Oh mama, how I love you.
You are my very best friend
…but it hasn’t always been that way, of course.
I remember coming home from school and telling you about what other moms did or how they were so “nice” to their kids and let them do whatever they wanted and bought them whatever, etc. I was so blind to how you were trying to mold me and influence me for the better. I remember you saying, “Caroline, I do not care one bit if your friends at school have nicer moms or moms that are like their friend, because I am not your friend, I am your mother. One day, when you are older, we will be friends, but not now.”
I’m pretty sure I stomped off, mumbled you were “so mean” and that was that. You never held those moments where I pitched a fit against me and never really even expected me to understand, but you required that I respect the way you parent and that one day, I indeed would understand your reasoning.
As I think back, you and I … as most mothers and daughters .. have been through it.
Through the elementary years where the fight was about me sleeping in my own bed and my shopping limit at Limited Too. Through the middle school years where my angst and hormones were enough to make us both blot out those 3-4 years from our minds entirely. Through the high school years, where I was probably a little easier to live with but was dealing with all the hormones and feelings that come with having your first boyfriend (bless you and Luke). Through my first bout with anxiety. Through my adjustment to college. Through my engagement season and wedding. Through it all.
Through it all, you’ve been there – loving me when I’m loveable and when I’m so not. Rejoicing with me, celebrating with me, crying with me. Gracious to me when I’m a diva…because let’s be honest, I got it from you.
I will never be able to fully express how thankful I am to call you my “Moomy” (this is not a typo, friends…I call her “Moomy”). I remember thinking you were so tough while growing up, so unwavering in your rules and expectations. I can now look back at it and see all the grace too. You expected out of me what you knew I was capable of, and then beyond. But, never so in a way that made me feel scared to fail. I’ve always known you loved me and believed in me like no one else.
You’ve never been afraid to admit your faults, apologize and ask for forgiveness – this has taught me humility and grace. You’ve never backed away from expressing, through your words and time, that no matter what we did, you would love us the same – this has taught me the unconditional love of Jesus. You’ve never neglected sharing personal stories with us so that we can learn from your mistakes, or rejoice in your triumphs – this has taught me vulnerability and shown me the value in speaking truth.
Anyone who knows you knows you is better because of it. You are a warrior, as I always say. An absolute supermom. How you had time to sleep even two hours a night while we were growing up, I will never know. You completed graduate school with two elementary aged kids, a full time job, and a part time job, while never missing an important event in our lives. You are a loving wife, active in church, are always the president of some committee or board in our community and you never seem to miss a beat. Excuse me?

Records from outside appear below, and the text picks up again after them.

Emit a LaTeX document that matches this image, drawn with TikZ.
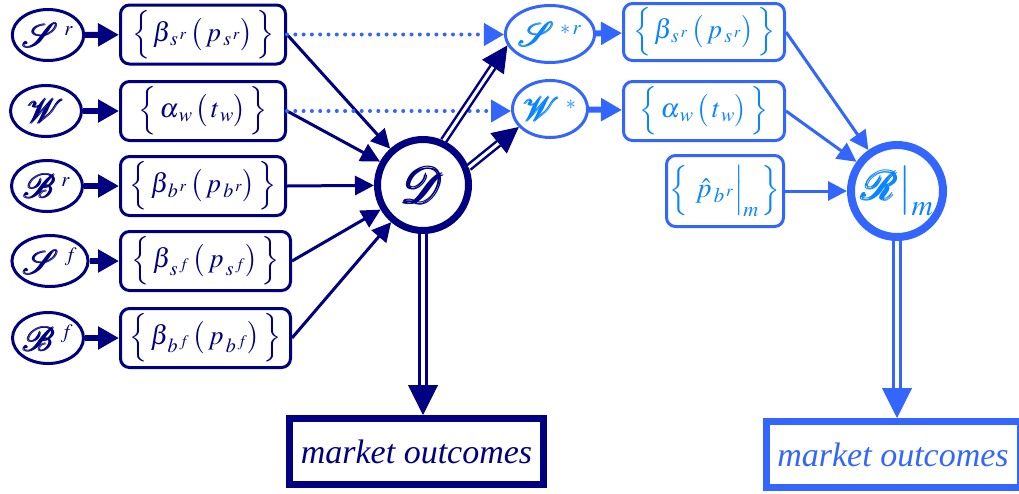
\documentclass[tikz,border=0pt]{standalone}
\usepackage{mathptmx}
\usepackage{amsbsy}
\usepackage{mathrsfs}
% let the script alphabet scale freely to large sizes
\DeclareFontFamily{U}{rsfs}{\skewchar\font127 }
\DeclareFontShape{U}{rsfs}{m}{n}{<-6> rsfs5 <6-8> rsfs7 <8-> rsfs10}{}
\usepackage{fontspec}
\setmainfont{Liberation Serif}
\usetikzlibrary{arrows.meta,shapes.geometric,calc}

\definecolor{deep}{RGB}{0,0,128}
\definecolor{sky}{RGB}{51,102,255}
\definecolor{skyink}{RGB}{10,132,255}

% heavy script letter
\newcommand{\hs}[1]{\pmb{\mathscr{#1}}}
% braces, parentheses and evaluation bars stretched to fixed heights
\newcommand{\bset}[1]{\left\{\rule[-16pt]{0pt}{42pt}\,#1\,\right\}}
\newcommand{\bpar}[1]{\left(\rule[-10pt]{0pt}{31pt}#1\right)}
\newcommand{\atm}[3]{\left.#1\rule[-#2]{0pt}{#3}\right|_{m}}
% lowered, spaced subscript with a small superscript
\newcommand{\sx}[2]{_{\,#1^{\,#2}}}

% double-shafted arrow: thin tipped line underneath, double shaft on top
\newcommand{\twin}[6]{%
  \draw[#1, line width=1pt, -{Triangle[length=#4,width=#4]}] #2 -- #3;
  \draw[#1, line width=#5, double=white, double distance=#6, shorten >=#4] #2 -- #3;}

\tikzset{
  agent/.style={ellipse, line width=3pt, minimum width=71pt, minimum height=51pt,
    inner sep=0pt, font=\fontsize{34}{38}\selectfont},
  curve/.style={rectangle, rounded corners=9pt, line width=3pt, minimum width=165pt,
    minimum height=59pt, inner sep=0pt, font=\fontsize{27}{31}\selectfont},
  hub/.style={circle, inner sep=0pt},
  outcome/.style={rectangle, line width=7pt, minimum width=254pt, minimum height=66pt,
    inner sep=0pt, font=\fontsize{34}{40}\selectfont\itshape},
  navy/.style={draw=deep, text=deep},
  light/.style={draw=sky, text=skyink},
  feed/.style={line width=6pt, -{Triangle[length=21pt,width=22pt]}},
  link/.style={line width=3pt, -{Triangle[length=19pt,width=19pt]}},
  dotlink/.style={line width=4pt, line cap=round, dash pattern=on 0pt off 8.3pt,
    -{Triangle[length=20pt,width=22pt]}},
}

\begin{document}
\begin{tikzpicture}[x=1pt,y=-1pt]
\clip (0,0) rectangle (1019,493);

% agent groups
\node[agent,navy] (Sr) at (48,35)  {$\hs{S}^{\;\scriptscriptstyle r}$};
\node[agent,navy] (W)  at (46,111) {$\hs{W}$};
\node[agent,navy] (Br) at (47,186) {$\hs{B}^{\;\scriptscriptstyle r}$};
\node[agent,navy] (Sf) at (50,261) {$\hs{S}^{\;\scriptscriptstyle f}$};
\node[agent,navy] (Bf) at (48,338) {$\hs{B}^{\;\scriptscriptstyle f}$};

% their bid and offer curves
\node[curve,navy] (cSr) at (203,34.5) {$\bset{\beta\sx{s}{r}\bpar{\,p\sx{s}{r}}}$};
\node[curve,navy] (cW)  at (203,111)  {$\bset{\alpha_{\,w}\bpar{\,t_{\,w}}}$};
\node[curve,navy] (cBr) at (203,186)  {$\bset{\beta\sx{b}{r}\bpar{\,p\sx{b}{r}}}$};
\node[curve,navy,minimum width=170pt] (cSf) at (205.5,261) {$\bset{\beta\sx{s}{f}\bpar{\,p\sx{s}{f}}}$};
\node[curve,navy,minimum width=170pt] (cBf) at (205.5,338) {$\bset{\beta\sx{b}{f}\bpar{\,p\sx{b}{f}}}$};

% day-ahead clearing
\node[hub,navy,line width=7pt,minimum size=91pt,font=\fontsize{50}{54}\selectfont] (D) at (423,185) {$\hs{D}$};

% cleared participants and re-dispatch stage
\node[agent,light,minimum width=73pt,minimum height=57pt] (Ss) at (550,34)  {$\hs{S}^{\;\scriptscriptstyle *\,r}$};
\node[agent,light,minimum width=73pt,minimum height=57pt] (Ws) at (550,109) {$\hs{W}^{\;\scriptscriptstyle *}$};

\node[curve,light,minimum width=161pt,minimum height=57pt] (lSr) at (704,32)  {$\bset{\beta\sx{s}{r}\bpar{\,p\sx{s}{r}}}$};
\node[curve,light,minimum width=161pt] (lW) at (704,111) {$\bset{\alpha_{\,w}\bpar{\,t_{\,w}}}$};
\node[curve,light,minimum width=117pt,minimum height=71pt,font=\fontsize{28}{32}\selectfont] (lP) at (725,191) {$\bset{\atm{\hat{p}\sx{b}{r}}{18pt}{44pt}}$};

\node[hub,light,line width=8pt,minimum size=92pt,font=\fontsize{40}{44}\selectfont] (R) at (897,191) {$\atm{\hs{R}}{14pt}{40pt}$};

% outcomes
\node[outcome,draw=deep,text=deep] (MO1) at (416.5,451.5) {market outcomes};
\node[outcome,draw=sky,text=sky]   (MO2) at (893,454.5)   {market outcomes};

% agents submit curves
\foreach \a/\c in {Sr/cSr, W/cW, Br/cBr, Sf/cSf, Bf/cBf}
  \draw[feed,deep] (\a) -- (\c);
\foreach \c in {cSr, cW, cBr, cSf, cBf}
  \draw[link,deep] (\c.east) -- (D);

% curves carried over
\draw[dotlink,sky] (cSr.east) -- (cSr.east -| Ss.west);
\draw[dotlink,sky] (cW.east) -- (cW.east -| Ws.west);

% clearing results
\twin{deep}{(D.65)}{(Ss.195)}{26pt}{2.5pt}{3pt}
\twin{deep}{(D.21)}{(Ws.210)}{26pt}{2.5pt}{3pt}
\twin{deep}{(D.south)}{(D.south |- MO1.north)}{30pt}{3pt}{4pt}

% re-dispatch
\draw[feed,sky] (Ss) -- (lSr);
\draw[feed,sky] (Ws) -- (lW);
\foreach \c in {lSr, lW, lP}
  \draw[link,sky] (\c.east) -- (R);
\twin{sky}{(R.south)}{(R.south |- MO2.north)}{30pt}{3pt}{4pt}

\end{tikzpicture}
\end{document}
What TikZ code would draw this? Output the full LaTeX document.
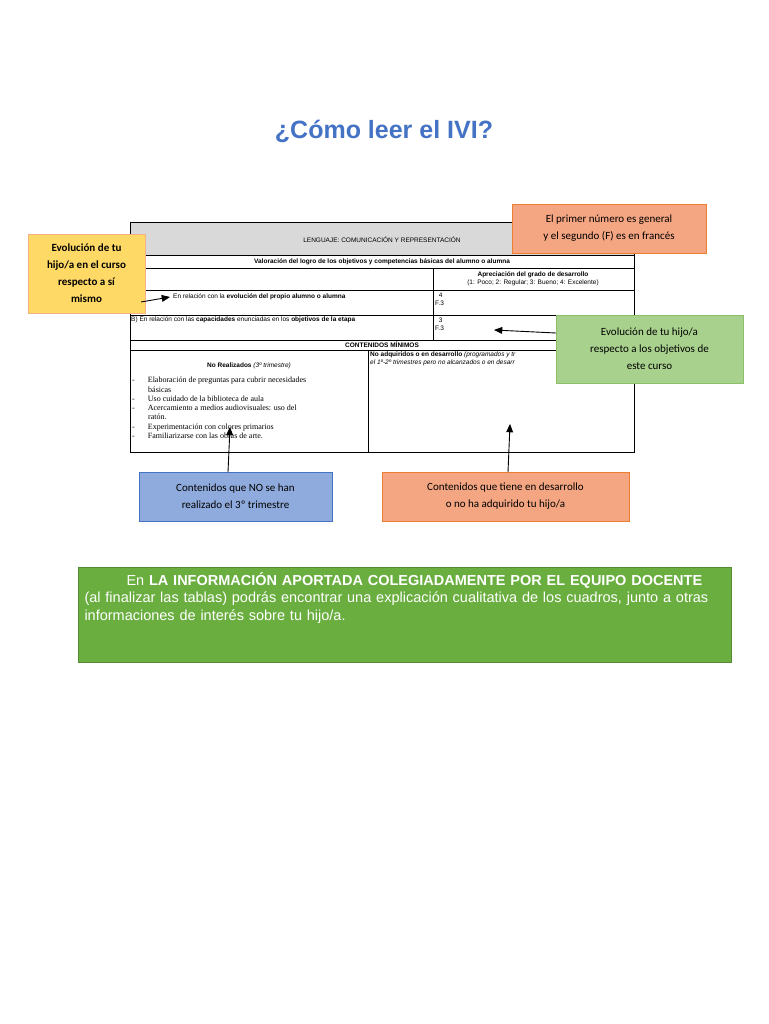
\documentclass[tikz,border=0pt]{standalone}
\usepackage{fontspec}
\setmainfont{Liberation Sans}
\newfontfamily\calib{Carlito}
\newfontfamily\tnr{Liberation Serif}
\usetikzlibrary{positioning}
\usetikzlibrary{arrows}
\definecolor{titleblue}{HTML}{4472C4}
\definecolor{hdrgray}{HTML}{D9D9D9}
\definecolor{callyellow}{HTML}{FFD966}
\definecolor{callyellowb}{HTML}{F4B183}
\definecolor{callorange}{HTML}{F4A582}
\definecolor{callorangeb}{HTML}{ED7D31}
\definecolor{callgreen}{HTML}{A9D18E}
\definecolor{callgreenb}{HTML}{8CBF6A}
\definecolor{callblue}{HTML}{8FAADC}
\definecolor{callblueb}{HTML}{4472C4}
\definecolor{infogreen}{HTML}{6AAE3F}
\tikzstyle{every callout} = [inner sep=2pt, align=center]
\tikzstyle{callout} = [draw, font=\calib\fontsize{11}{17}\selectfont, every callout]
\tikzstyle{cell} = [font=\fontsize{6.5}{8}\selectfont, inner sep=1pt]
\tikzstyle{pointer} = [->, >=triangle 45, line width=0.9pt]

\begin{document}
\begin{tikzpicture}[x=1pt,y=-1pt]
        \useasboundingbox (0,0) rectangle (768,1024);
        \fill[white] (0,0) rectangle (768,1024);

        \node[font=\bfseries\fontsize{25}{30}\selectfont, text=titleblue] (title) at (384,131) {¿Cómo leer el IVI?};

        % table
        \fill[hdrgray] (130,222) rectangle (634,255);
        \draw[line width=0.5pt] (130,222) rectangle (634,452);
        \draw[line width=0.4pt] (130,255) -- (634,255);
        \draw[line width=0.4pt] (130,268) -- (634,268);
        \draw[line width=0.4pt] (130,290) -- (634,290);
        \draw[line width=0.4pt] (130,315) -- (634,315);
        \draw[line width=0.4pt] (130,340) -- (634,340);
        \draw[line width=0.4pt] (130,350) -- (634,350);
        \draw[line width=0.4pt] (433,268) -- (433,340);
        \draw[line width=0.4pt] (368,350) -- (368,452);

        \node[cell] (lenguaje) at (382,240) {LENGUAJE: COMUNICACIÓN Y REPRESENTACIÓN};
        \node[cell] (valoracion) at (382,262) {\bfseries Valoración del logro de los objetivos y competencias básicas del alumno o alumna};
        \node[cell, align=center] (apreciacion) at (533,279) {\bfseries Apreciación del grado de desarrollo\\(1: Poco; 2: Regular; 3: Bueno; 4: Excelente)};
        \node[cell, anchor=west] (filaA) at (172,297) {En relación con la \textbf{evolución del propio alumno o alumna}};
        \node[cell, anchor=north west, align=left] (notaA) at (434,292) {\ \ 4\\F.3};
        \node[cell, anchor=west] (filaB) at (130,320) {B) En relación con las \textbf{capacidades} enunciadas en los \textbf{objetivos de la etapa}};
        \node[cell, anchor=north west, align=left] (notaB) at (434,317) {\ \ 3\\F.3};
        \node[cell] (minimos) at (382,345) {\bfseries CONTENIDOS MÍNIMOS};
        \node[cell] (norealizados) at (249,366) {\bfseries No Realizados \mdseries\itshape (3º trimestre)};
        \node[cell, anchor=north west, align=left] (noadquiridos) at (369,351) {\textbf{No adquiridos o en desarrollo} \itshape (programados y tr\\\itshape el 1º-2º trimestres pero no alcanzados o en desarr};
        \node[anchor=north west, align=left, inner sep=1pt, font=\tnr\fontsize{8}{9.3}\selectfont] (lista) at (131,376) {%
            -\hspace{13pt}Elaboración de preguntas para cubrir necesidades\\
            \hspace{16pt}básicas\\
            -\hspace{13pt}Uso cuidado de la biblioteca de aula\\
            -\hspace{13pt}Acercamiento a medios audiovisuales: uso del\\
            \hspace{16pt}ratón.\\
            -\hspace{13pt}Experimentación con colores primarios\\
            -\hspace{13pt}Familiarizarse con las obras de arte.};

        % callouts
        \node[callout, fill=callyellow, draw=callyellowb, minimum width=117pt, minimum height=79pt, font=\calib\bfseries\fontsize{11}{17}\selectfont] (evolucion) at (86.5,273.5) {Evolución de tu\\hijo/a en el curso\\respecto a sí\\mismo};
        \node[callout, fill=callorange, draw=callorangeb, minimum width=194pt, minimum height=49pt] (primer) at (609,228.5) {El primer número es general\\y el segundo (F) es en francés};
        \node[callout, fill=callgreen, draw=callgreenb, minimum width=187pt, minimum height=68pt] (objetivos) at (649.5,349) {Evolución de tu hijo/a\\respecto a los objetivos de\\este curso};
        \node[callout, fill=callblue, draw=callblueb, minimum width=193pt, minimum height=49pt] (noseham) at (235.5,496.5) {Contenidos que NO se han\\realizado el 3º trimestre};
        \node[callout, fill=callorange, draw=callorangeb, minimum width=247pt, minimum height=49pt] (desarrollo) at (505.5,496.5) {Contenidos que tiene en desarrollo\\o no ha adquirido tu hijo/a};

        \draw[pointer] (141,302) -- (170,297);
        \draw[pointer] (objetivos.west |- 0,333) -- (494,330);
        \draw[pointer] (228,472) -- (230,427);
        \draw[pointer] (508,472) -- (510,424);

        % info
        \node[fill=infogreen, draw=infogreen!80!black, minimum width=653pt, minimum height=95pt, inner sep=0pt] (info) at (404.5,614.5) {};
        \node[anchor=north, text width=640pt, text=white, inner sep=0pt, font=\fontsize{14.5}{17.5}\selectfont] (infotexto) at (404.5,572) {\parindent=42pt\indent En \textbf{LA INFORMACIÓN APORTADA COLEGIADAMENTE POR EL EQUIPO DOCENTE} (al finalizar las tablas) podrás encontrar una explicación cualitativa de los cuadros, junto a otras informaciones de interés sobre tu hijo/a.};
\end{tikzpicture}
\end{document}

Even as I type that…I think, who can do all of those things at once? Of course, you can. You are hands down the hardest working person I know and have sacrificed more than I will ever know to love your family so tangibly. You are an advocate for those you love in an unparalleled way and I will admire your strength and courage through whatever life throws your way as long as I live.
So, to my beautiful Moomy – thank you for being the best mother and friend that a daughter could ask for. I wouldn’t trade ya for the world! Happy Mother’s Day!